**Data records:**
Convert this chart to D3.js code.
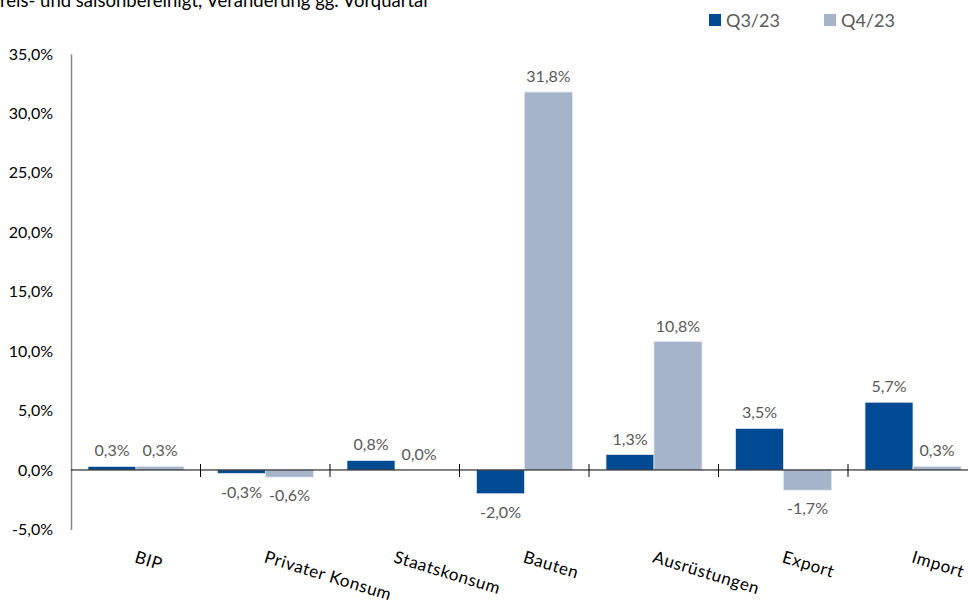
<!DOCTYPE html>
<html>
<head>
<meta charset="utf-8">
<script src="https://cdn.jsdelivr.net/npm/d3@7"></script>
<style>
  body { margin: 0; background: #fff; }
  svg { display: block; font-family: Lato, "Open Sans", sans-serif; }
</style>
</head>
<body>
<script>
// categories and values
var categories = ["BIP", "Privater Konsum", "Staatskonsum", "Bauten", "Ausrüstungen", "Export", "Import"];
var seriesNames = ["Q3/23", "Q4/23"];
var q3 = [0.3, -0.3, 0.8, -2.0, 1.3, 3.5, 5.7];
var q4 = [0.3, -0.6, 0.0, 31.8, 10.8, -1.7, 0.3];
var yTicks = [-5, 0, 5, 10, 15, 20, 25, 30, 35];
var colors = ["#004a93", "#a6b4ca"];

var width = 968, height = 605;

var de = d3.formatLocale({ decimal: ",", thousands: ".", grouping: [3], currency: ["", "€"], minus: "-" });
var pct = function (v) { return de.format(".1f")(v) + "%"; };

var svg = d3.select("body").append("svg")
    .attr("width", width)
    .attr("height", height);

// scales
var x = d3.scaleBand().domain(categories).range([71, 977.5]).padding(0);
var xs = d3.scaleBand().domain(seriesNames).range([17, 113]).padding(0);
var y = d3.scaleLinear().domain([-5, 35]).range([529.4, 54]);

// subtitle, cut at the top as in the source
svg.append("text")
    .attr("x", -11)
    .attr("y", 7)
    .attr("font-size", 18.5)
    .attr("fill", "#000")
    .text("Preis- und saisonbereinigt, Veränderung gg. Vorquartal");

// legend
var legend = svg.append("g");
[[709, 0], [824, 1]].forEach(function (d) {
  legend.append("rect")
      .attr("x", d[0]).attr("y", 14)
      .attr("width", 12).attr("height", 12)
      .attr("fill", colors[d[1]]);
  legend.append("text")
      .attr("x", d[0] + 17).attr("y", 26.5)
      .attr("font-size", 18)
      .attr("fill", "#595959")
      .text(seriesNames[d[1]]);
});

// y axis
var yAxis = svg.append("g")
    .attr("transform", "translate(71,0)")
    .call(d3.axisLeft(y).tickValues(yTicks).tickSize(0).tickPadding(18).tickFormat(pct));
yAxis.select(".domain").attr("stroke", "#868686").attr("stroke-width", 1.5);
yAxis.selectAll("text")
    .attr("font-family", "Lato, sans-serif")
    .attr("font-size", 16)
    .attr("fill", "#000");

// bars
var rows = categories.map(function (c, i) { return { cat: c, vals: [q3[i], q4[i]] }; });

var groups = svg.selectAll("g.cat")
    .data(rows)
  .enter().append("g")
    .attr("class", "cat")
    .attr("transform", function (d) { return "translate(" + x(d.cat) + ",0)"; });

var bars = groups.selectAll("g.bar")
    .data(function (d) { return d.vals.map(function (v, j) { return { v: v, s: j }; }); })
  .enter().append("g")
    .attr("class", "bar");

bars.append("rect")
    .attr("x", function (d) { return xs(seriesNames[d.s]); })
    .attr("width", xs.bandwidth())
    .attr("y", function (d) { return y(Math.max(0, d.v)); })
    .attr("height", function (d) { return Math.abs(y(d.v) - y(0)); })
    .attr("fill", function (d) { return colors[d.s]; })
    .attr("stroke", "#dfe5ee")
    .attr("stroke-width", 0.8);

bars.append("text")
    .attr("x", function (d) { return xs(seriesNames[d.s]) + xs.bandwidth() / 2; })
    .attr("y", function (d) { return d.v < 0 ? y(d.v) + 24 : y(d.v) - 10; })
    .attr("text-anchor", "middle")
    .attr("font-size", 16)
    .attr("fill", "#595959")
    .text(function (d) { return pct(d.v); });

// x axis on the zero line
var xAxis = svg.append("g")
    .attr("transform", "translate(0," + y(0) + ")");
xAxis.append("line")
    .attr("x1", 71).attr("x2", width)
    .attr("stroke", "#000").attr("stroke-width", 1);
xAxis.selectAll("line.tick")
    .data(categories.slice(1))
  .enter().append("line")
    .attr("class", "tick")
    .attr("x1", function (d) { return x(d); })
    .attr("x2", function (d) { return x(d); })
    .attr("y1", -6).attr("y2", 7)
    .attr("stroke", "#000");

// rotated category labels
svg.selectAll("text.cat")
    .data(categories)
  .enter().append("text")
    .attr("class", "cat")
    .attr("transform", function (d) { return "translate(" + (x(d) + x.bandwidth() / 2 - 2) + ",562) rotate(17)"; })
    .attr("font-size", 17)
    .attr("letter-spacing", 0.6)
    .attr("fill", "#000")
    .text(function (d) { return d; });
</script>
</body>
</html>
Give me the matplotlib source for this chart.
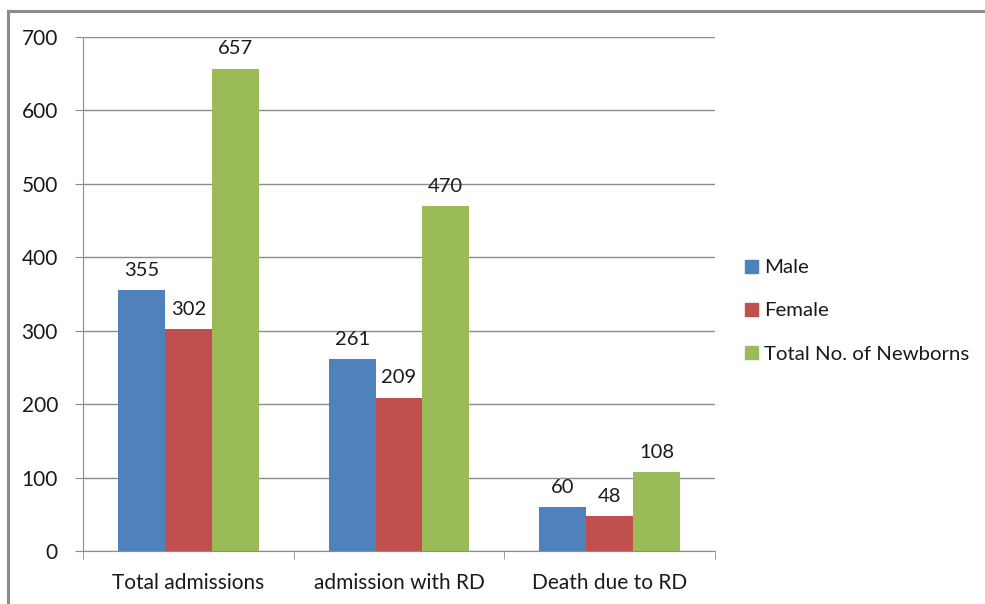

--

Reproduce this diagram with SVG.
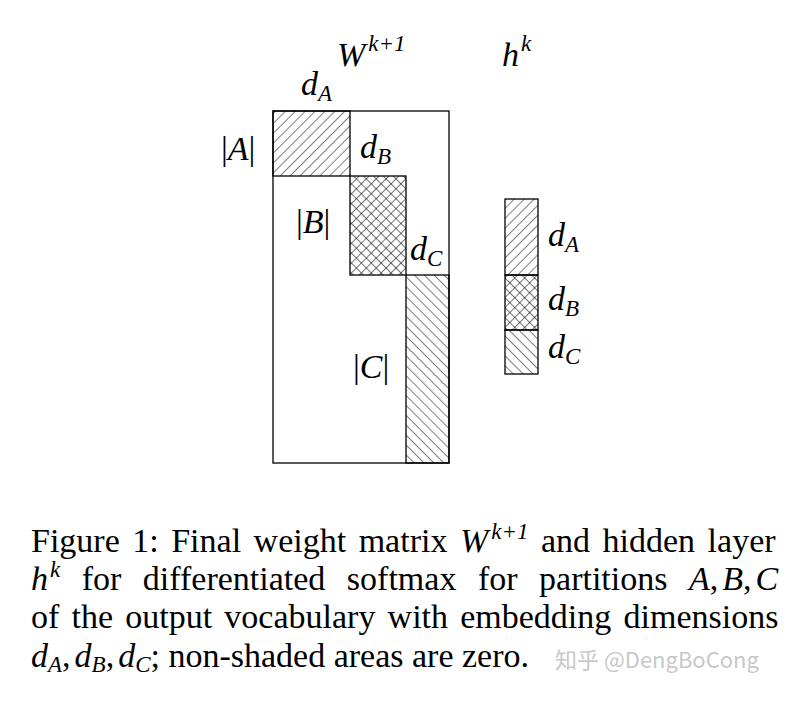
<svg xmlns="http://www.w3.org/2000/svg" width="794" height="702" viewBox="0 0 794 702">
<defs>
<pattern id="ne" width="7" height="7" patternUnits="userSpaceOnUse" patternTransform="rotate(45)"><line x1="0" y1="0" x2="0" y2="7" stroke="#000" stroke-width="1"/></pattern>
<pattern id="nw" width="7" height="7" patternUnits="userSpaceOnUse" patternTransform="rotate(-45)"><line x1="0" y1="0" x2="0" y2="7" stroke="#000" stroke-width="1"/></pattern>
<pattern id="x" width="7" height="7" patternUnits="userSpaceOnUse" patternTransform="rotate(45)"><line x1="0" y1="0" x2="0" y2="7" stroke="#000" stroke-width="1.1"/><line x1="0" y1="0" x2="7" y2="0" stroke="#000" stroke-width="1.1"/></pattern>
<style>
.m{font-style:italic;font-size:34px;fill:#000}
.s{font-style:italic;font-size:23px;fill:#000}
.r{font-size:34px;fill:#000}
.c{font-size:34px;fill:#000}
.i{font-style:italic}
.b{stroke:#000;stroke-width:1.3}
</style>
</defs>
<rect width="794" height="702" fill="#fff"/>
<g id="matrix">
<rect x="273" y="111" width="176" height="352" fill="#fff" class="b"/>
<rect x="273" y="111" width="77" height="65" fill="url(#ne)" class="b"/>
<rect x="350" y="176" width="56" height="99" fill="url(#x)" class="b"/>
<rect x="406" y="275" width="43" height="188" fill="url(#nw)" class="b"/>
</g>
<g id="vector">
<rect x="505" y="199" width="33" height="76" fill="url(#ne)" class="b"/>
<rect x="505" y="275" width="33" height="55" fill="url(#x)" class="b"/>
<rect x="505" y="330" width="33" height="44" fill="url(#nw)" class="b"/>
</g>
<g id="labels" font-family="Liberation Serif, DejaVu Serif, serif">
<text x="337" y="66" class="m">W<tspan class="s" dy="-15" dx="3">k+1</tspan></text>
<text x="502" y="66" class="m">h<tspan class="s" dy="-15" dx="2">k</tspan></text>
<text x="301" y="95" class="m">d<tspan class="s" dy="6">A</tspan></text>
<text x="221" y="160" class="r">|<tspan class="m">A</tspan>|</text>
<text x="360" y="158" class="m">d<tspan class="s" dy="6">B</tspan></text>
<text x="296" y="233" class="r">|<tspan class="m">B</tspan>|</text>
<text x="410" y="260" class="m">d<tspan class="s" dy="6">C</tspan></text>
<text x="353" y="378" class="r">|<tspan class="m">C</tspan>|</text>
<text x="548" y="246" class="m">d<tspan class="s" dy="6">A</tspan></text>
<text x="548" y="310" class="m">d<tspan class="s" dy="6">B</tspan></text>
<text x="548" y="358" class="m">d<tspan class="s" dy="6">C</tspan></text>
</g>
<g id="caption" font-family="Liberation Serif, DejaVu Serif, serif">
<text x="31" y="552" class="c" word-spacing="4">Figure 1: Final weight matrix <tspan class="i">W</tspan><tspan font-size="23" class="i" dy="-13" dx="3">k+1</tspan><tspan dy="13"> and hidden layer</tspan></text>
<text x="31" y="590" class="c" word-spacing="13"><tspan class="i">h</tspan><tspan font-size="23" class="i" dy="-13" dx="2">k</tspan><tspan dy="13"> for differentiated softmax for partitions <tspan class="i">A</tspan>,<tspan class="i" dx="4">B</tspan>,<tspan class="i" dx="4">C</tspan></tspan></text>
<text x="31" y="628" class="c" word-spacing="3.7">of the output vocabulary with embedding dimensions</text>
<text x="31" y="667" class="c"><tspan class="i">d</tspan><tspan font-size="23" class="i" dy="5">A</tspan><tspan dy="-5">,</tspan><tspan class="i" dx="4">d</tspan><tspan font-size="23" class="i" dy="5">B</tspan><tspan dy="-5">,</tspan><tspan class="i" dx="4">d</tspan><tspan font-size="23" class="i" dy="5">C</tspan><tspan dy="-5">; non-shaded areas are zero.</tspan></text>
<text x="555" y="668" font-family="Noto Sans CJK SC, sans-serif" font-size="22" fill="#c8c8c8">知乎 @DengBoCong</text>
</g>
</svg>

**Instruction:**
With the pictures removed from your copy, retype the lines above from the one that contains "Convert this chart to D3.js code." through the one that contains "var pct = function", exactly.

**Answer to the problem:**
Convert this chart to D3.js code.
<!DOCTYPE html>
<html>
<head>
<meta charset="utf-8">
<script src="https://cdn.jsdelivr.net/npm/d3@7"></script>
<style>
  body { margin: 0; background: #fff; }
  svg { display: block; font-family: Lato, "Open Sans", sans-serif; }
</style>
</head>
<body>
<script>
// categories and values
var categories = ["BIP", "Privater Konsum", "Staatskonsum", "Bauten", "Ausrüstungen", "Export", "Import"];
var seriesNames = ["Q3/23", "Q4/23"];
var q3 = [0.3, -0.3, 0.8, -2.0, 1.3, 3.5, 5.7];
var q4 = [0.3, -0.6, 0.0, 31.8, 10.8, -1.7, 0.3];
var yTicks = [-5, 0, 5, 10, 15, 20, 25, 30, 35];
var colors = ["#004a93", "#a6b4ca"];

var width = 968, height = 605;

var de = d3.formatLocale({ decimal: ",", thousands: ".", grouping: [3], currency: ["", "€"], minus: "-" });
var pct = function (v) { return de.format(".1f")(v) + "%"; };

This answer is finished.